6. The Tamil Nadu Act 1 of 1979 has been considered by a Division Bench of this Court (to which one of us the Hon'ble The Chief Justice, was a party) M/s.Snam Abrasives Ltd., rep, by its director T.V.Sivaraman, V. The Commissioner and Secretary to the Government Public Works & Electricity Department and Others ILR 1996 2 Mad 501 . In para 11 of the said decision, it has been held that Section 4 of the Act No.1 of 1979 gives power to the State Government to change the tariff schedule. The relevant portion of the judgment is as follows :-

'... When section 4 gives the power to change the Schedule, it goes without saying that the Government has the power to prescribe the rates different from what was prescribed under Act 1 of 1979 and in so doing they can equally prescribe a different rate for the industries which had been grouped, under Heading V. Special Tariff. Therefore, when the Tariff Schedule Act was first amended by G.O.Ms.NO.787 dated 30.4.1979 the fact that the Synthetic Gem Industry was levied at the rate of 20 Paise per KWH where as Caustic Soda, Calcium Carbine, Aluminum Fertiliser etc., were charged at the rate of 17 paise, 10 paise, 19 paise respectively per KWH cannot be faulted on the ground that a different classification had been adopted.
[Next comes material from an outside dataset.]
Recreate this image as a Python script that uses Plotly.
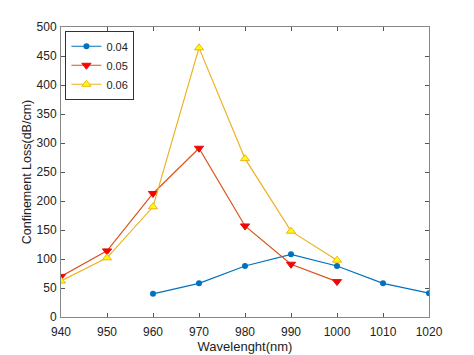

We are clearly of opinion that only tariff rates as applicable to certain industries have been prescribed and this is perfectly legitimate and within the power of the Government under section 4 of the Act. In other words, Section 4 does give the power to the Government industries by amending the schedule and this is precisely what has been done in the various Government orders. The first contention of the appellants, therefore, fails.....' The explanatory note issued by the Chief Engineer, whose authority has not been explained to us, is not in conformity with the reasons for issuing G.O.ms.No.787 dated 30th April, 1979. In addition to that, as already pointed out the said explanatory note apart from being contrary to Section4 of Act 1 of 1979 the scope of which is explained in the aforesaid decision is not relevant for purpose of deciding the price of energy in relation to the captive energy produced by the consumers.'

63. This answers the material contention advanced by the learned counsel for the petitioners. This court is bound by the Division Bench pronouncement of this Court. In the light of the above discussion, this point cannot be countenanced and is also answered in favour of the respondents.

64. In the result, all the points are answered against the petitioners and all the above writ petitions are dismissed. Consequently, connected miscellaneous petitions are also dismissed. The parties shall bear their respective costs.